1461955The Dictionary of Australasian Biography — Wise, Bernhard RingrosePhilip Mennell

Wise, Bernhard Ringrose, M.L.A., B.A., is second son of the late Mr. Justice Wise (q.v.), and graduated B.A. at Queen's College, Oxford (of which he was scholar), in 1881. He entered at the Middle Temple in Oct. 1879, and was called to the Bar in England and New South Wales in April 1883. Mr. Wise married, on April 2nd, 1884, Lilian Margaret, third surviving daughter of John Forster Baird, of Bowmont Hill, Northumberland, and of St. Aidan's, Hampstead. He entered the Legislative Assembly of New South Wales as member for South Sydney, and was Attorney-General in the Parkes Government from Jan. 1887 to Feb. 1888, when he left the Ministry. At the general election in 1889 he was defeated for South Sydney, and was also an unsuccessful candidate for the West Macquarie district. Mr. Wise has contributed a number of articles on Australian subjects to the English magazines. He is very eulogistically referred to in Sir Charles Dilke's recently published "Problems of Greater Britain," and was re-elected for South Sydney in 1891. In the following year he published "Industrial Freedom: A Study in Politics" (Cassell & Co.). Mr. Wise was a friend and associate of the late Arnold Toynbee, and approaches industrial questions in the spirit of that stimulating thinker.
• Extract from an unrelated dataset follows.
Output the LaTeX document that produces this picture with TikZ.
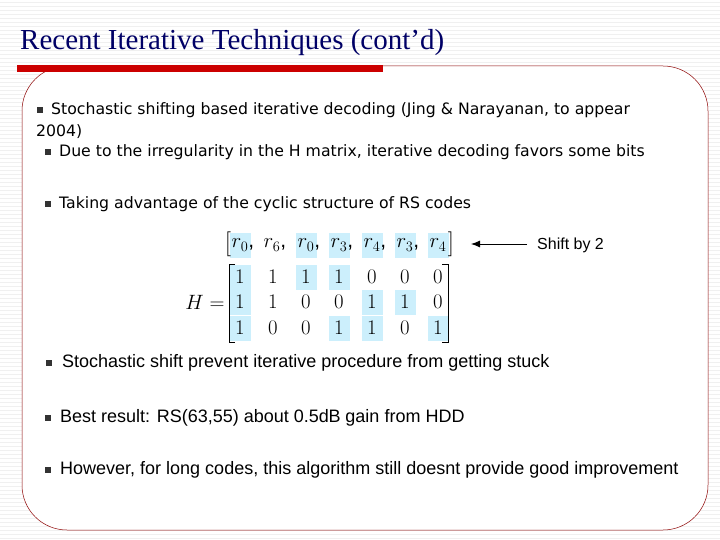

His latest work is dedicated to Sir Henry Parkes, "an honoured chief and friend," and has been suggested and inspired by the circumstances of the free-trade controversy at the Antipodes. "For seven years the writer has been engaged by the side of Sir Henry Parkes in the forefront of an active political controversy with the protectionists of his native country, until he has gained an exceptional familiarity with the modes of thought and expression that win favour for protection among voters. The aim of the work is to make use of this special knowledge of protectionist arguments to put together a complete and scientific statement of the free-trade case, from the point of view of one who is addressing himself to the voters of a democratic country."